TENNESSEE'S KEFAUVER DEFEATS JFK FOR VP NOMINATION

Chicago, Illinois (JFK+50) On August 17, 1956, John Fitzgerald Kennedy lost his first and only political contest to Senator Estes Kefauver* of Tennessee in the balloting at the Democratic National Convention here in Chicago to become the party's nominee for Vice-President of the United States.

Kefauver won the nomination on the second ballot after his colleague, Tennessee Senator Albert Gore, Sr. bowed out of the race and threw his support to Mr.
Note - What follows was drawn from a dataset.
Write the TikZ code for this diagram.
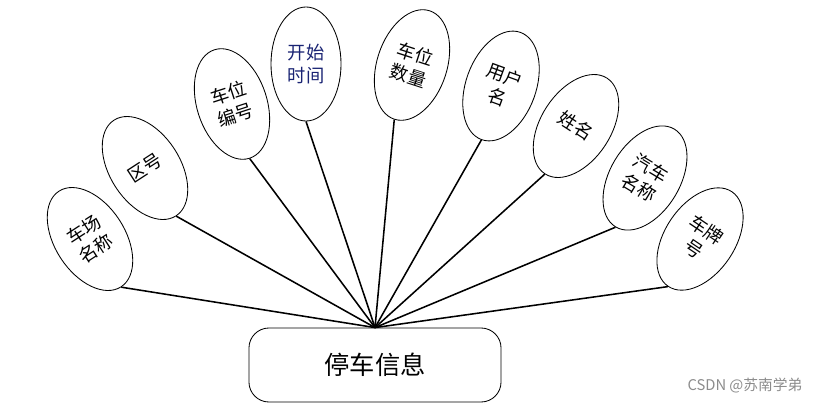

Kefauver.

Senator Kennedy gave a gracious concession speech after the balloting in which he asked the convention to make Kefauver's nomination unanimous.  The defeat proved, however, to be advantageous for JFK as the Stevenson-Kefauver ticket went on to be soundly defeated by Eisenhower-Nixon in November.

JFK's stock in the Democratic ranks grew rapidly after the general election and he would win his party's presidential nomination four years later.

*Estes Kefauver (1903-1963) was born in Madisonville, TN & graduated from the University of Tennessee in 1924.  EK graduated from Yale Law School in 1927.  After practicing law in Chattanooga, he was elected to the US House of Representatives where he served from 1939 to 1949.

In 1948, EK was elected to the US Senate where he would serve until his death. In 1950, he headed a Senate committee investigating organized crime.  The hearings of the Kefauver Committee were televised nationally which helped EK to become a national figure.

JFK+50 NOTE

I had the opportunity to meet Senator Kefauver in his office in the summer of 1962.  It was my first trip to Washington, D.C. and at the age of 14, I did not know about the adversarial relationship between Kefauver & JFK at the 1956 convention.